Modern Interpretations: A Good Emperor Lost?
Modern historians view Pertinax as a "what if" figure in Roman history. If he had survived, could he have restored the Republic? The answer is almost certainly no. The structural rot of the Roman state was too deep for a single reign to fix. The army had become the master of the state, and no amount of good intentions could change the underlying reality that the emperor was, at his core, a military autocrat dependent on the loyalty of armed men.
Nevertheless, Pertinax’s reign is significant precisely because it failed. It demonstrated the immense difficulty of reforming a deeply corrupted system. His policies foreshadowed the later reforms of Septimius Severus and Diocletian, but he lacked the brutal, murderous pragmatism that would allow later emperors to enforce their will. The traditional view, articulated best by Edward Gibbon in The Decline and Fall of the Roman Empire, presents Pertinax as a virtuous ruler whose death marked the point of no return for the Roman Empire.
His story serves as a powerful lesson in political science: reform requires not just good policy, but the ruthless application of power. Pertinax had the wisdom to see what needed to be done, but lacked the violence to protect himself while doing it.
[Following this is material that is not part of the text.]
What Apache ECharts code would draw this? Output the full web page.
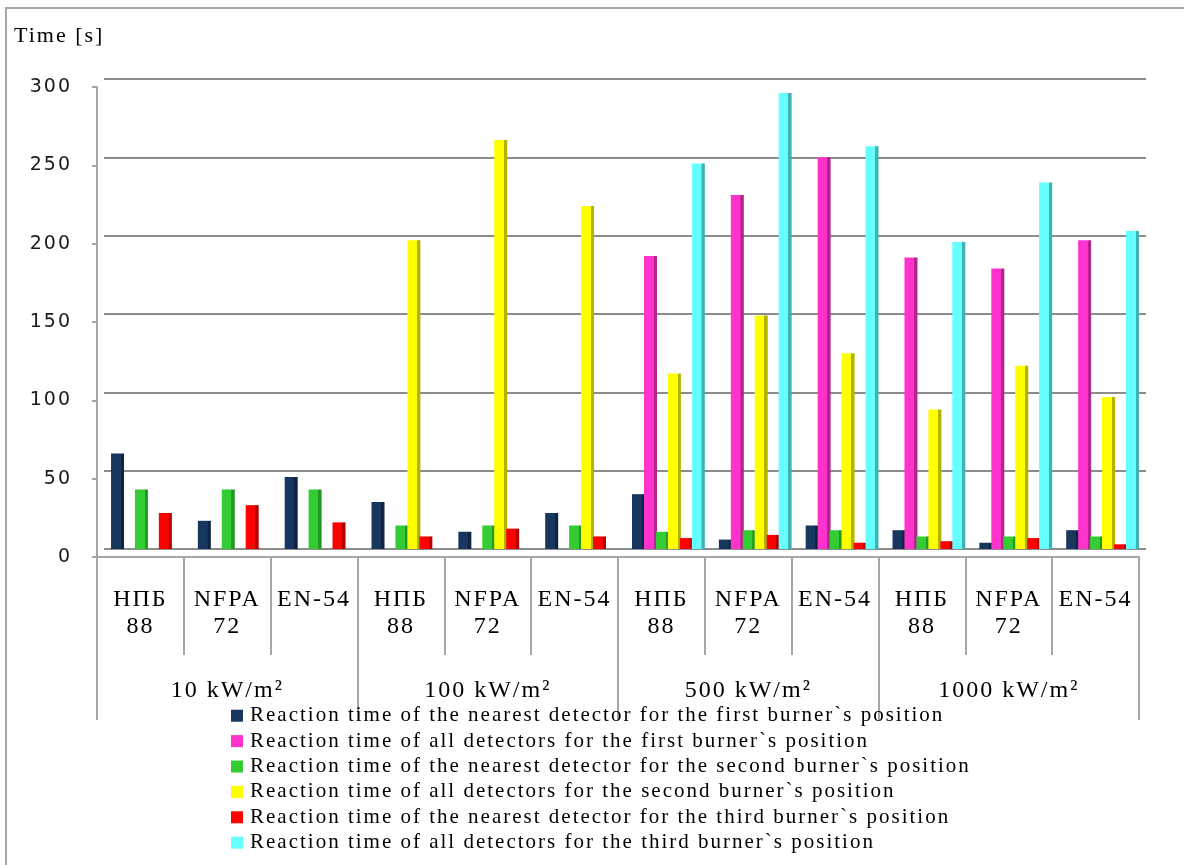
<!DOCTYPE html>
<html>
<head>
<meta charset="utf-8">
<script src="https://cdn.jsdelivr.net/npm/echarts@6/dist/echarts.min.js"></script>
<style>
  html, body { margin: 0; padding: 0; background: #ffffff; }
  #chart { width: 1184px; height: 865px; }
</style>
</head>
<body>
<div id="chart"></div>
<script>
// Loose tracking like the original document typeface
(function () {
  const proto = CanvasRenderingContext2D.prototype;
  const baseFill = proto.fillText;
  proto.fillText = function (text, x, y, maxWidth) {
    if ('letterSpacing' in this) this.letterSpacing = '2px';
    return maxWidth === undefined ? baseFill.call(this, text, x, y) : baseFill.call(this, text, x, y, maxWidth);
  };
})();

// Standards compared within each heat-release group
const categories = ['НПБ\n88', 'NFPA\n72', 'EN-54',
                    'НПБ\n88', 'NFPA\n72', 'EN-54',
                    'НПБ\n88', 'NFPA\n72', 'EN-54',
                    'НПБ\n88', 'NFPA\n72', 'EN-54'];
const groups = ['10 kW/m²', '100 kW/m²', '500 kW/m²', '1000 kW/m²'];
const yTicks = [0, 50, 100, 150, 200, 250, 300];

const seriesNames = [
  'Reaction time of the nearest detector for the first burner`s position',
  'Reaction time of all detectors for the first burner`s position',
  'Reaction time of the nearest detector for the second burner`s position',
  'Reaction time of all detectors for the second burner`s position',
  'Reaction time of the nearest detector for the third burner`s position',
  'Reaction time of all detectors for the third burner`s position'
];

// Reaction times, seconds (null = not measured)
const nearestFirst  = [61, 18, 46,  30,  11,  23,  35,   6,  15,  12,   4,  12];
const allFirst      = [null, null, null, null, null, null, 187, 226, 250, 186, 179, 197];
const nearestSecond = [38, 38, 38,  15,  15,  15,  11,  12,  12,   8,   8,   8];
const allSecond     = [null, null, null, 197, 261, 219, 112, 149, 125,  89, 117,  97];
const nearestThird  = [23, 28, 17,   8,  13,   8,   7,   9,   4,   5,   7,   3];
const allThird      = [null, null, null, null, null, null, 246, 291, 257, 196, 234, 203];

const seriesData = [nearestFirst, allFirst, nearestSecond, allSecond, nearestThird, allThird];
const colors = ['#17375E', '#FF33CC', '#33CC33', '#FFFF00', '#FF0000', '#66FFFF'];
const sideColors = ['#0E2440', '#B3248F', '#229922', '#B3B300', '#B30000', '#3FB3B3'];

const serif = '"Liberation Serif", "Times New Roman", serif';
const sans = '"DejaVu Sans", sans-serif';

// Column face with a darker right-hand side for depth
function columnFill(i) {
  return {
    type: 'linear', x: 0, y: 0, x2: 1, y2: 0,
    colorStops: [
      { offset: 0, color: colors[i] },
      { offset: 0.74, color: colors[i] },
      { offset: 0.75, color: sideColors[i] },
      { offset: 1, color: sideColors[i] }
    ]
  };
}

const chart = echarts.init(document.getElementById('chart'));
chart.setOption({
  animation: false,
  backgroundColor: '#ffffff',
  color: colors,
  graphic: [{
    type: 'rect',
    shape: { x: 6, y: 8, width: 1200, height: 900 },
    style: { fill: 'none', stroke: '#a6a6a6', lineWidth: 2 },
    silent: true
  }],
  title: {
    text: 'Time [s]',
    left: 9, top: 20,
    textStyle: { fontFamily: serif, fontSize: 22, fontWeight: 'normal', color: '#000' }
  },
  legend: {
    orient: 'vertical',
    left: 226, top: 698,
    itemWidth: 12, itemHeight: 12, itemGap: 0,
    icon: 'rect',
    data: seriesNames.map((name, i) => ({ name: name, itemStyle: { color: colors[i] } })),
    textStyle: { fontFamily: serif, fontSize: 21, color: '#000', lineHeight: 25.4, padding: [0, 0, 0, 2] }
  },
  grid: [
    // back wall: gridlines and columns
    { left: 104, right: 38, top: 79, bottom: 316 },
    // front edge: axes, ticks and labels
    { left: 97, right: 45, top: 87, bottom: 308 }
  ],
  xAxis: [
    { type: 'category', gridIndex: 0, data: categories, show: false },
    {
      type: 'category', gridIndex: 1, data: categories, position: 'bottom',
      axisLine: { show: true, lineStyle: { color: '#a6a6a6', width: 2 } },
      axisTick: { show: true, interval: 0, length: 98, lineStyle: { color: '#a6a6a6', width: 2 } },
      axisLabel: { interval: 0, margin: 29, fontFamily: serif, fontSize: 24, lineHeight: 27, color: '#000', align: 'center' }
    },
    {
      type: 'category', gridIndex: 1, data: groups, position: 'bottom',
      axisLine: { show: false },
      axisTick: { show: true, interval: 0, length: 163, lineStyle: { color: '#a6a6a6', width: 2 } },
      axisLabel: { interval: 0, margin: 122, fontFamily: serif, fontSize: 24, color: '#000' }
    }
  ],
  yAxis: [
    {
      type: 'value', gridIndex: 0, min: 0, max: 300, interval: 50,
      axisLine: { show: false }, axisTick: { show: false }, axisLabel: { show: false },
      splitLine: { show: true, lineStyle: { color: '#8c8c8c', width: 2 } }
    },
    {
      type: 'value', gridIndex: 1, min: yTicks[0], max: yTicks[yTicks.length - 1], interval: 50,
      axisLine: { show: true, lineStyle: { color: '#a6a6a6', width: 2 } },
      axisTick: { show: true, length: 5, lineStyle: { color: '#a6a6a6', width: 2 } },
      splitLine: { show: false },
      axisLabel: { margin: 25, fontFamily: sans, fontSize: 19, color: '#1a1a1a' }
    }
  ],
  series: seriesNames.map((name, i) => ({
    name: name,
    type: 'bar',
    xAxisIndex: 0, yAxisIndex: 0,
    data: seriesData[i],
    barWidth: 13,
    barGap: '-8%',
    barCategoryGap: '17%',
    itemStyle: { color: columnFill(i) }
  }))
});
</script>
</body>
</html>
He was an excellent general and a skilled administrator, but the crisis of 193 AD demanded a tyrant as much as it demanded a reformer.
In the final analysis, Pertinax represents the last hope of the Antonine ideal of the emperor as the "good servant" of the state. His brief reign was a flicker of light in a very dark year, a reminder that even in the midst of chaos, there are those who strive for order, integrity, and justice. He failed, but the attempt itself is what earns him a lasting and honored place in the history of Rome.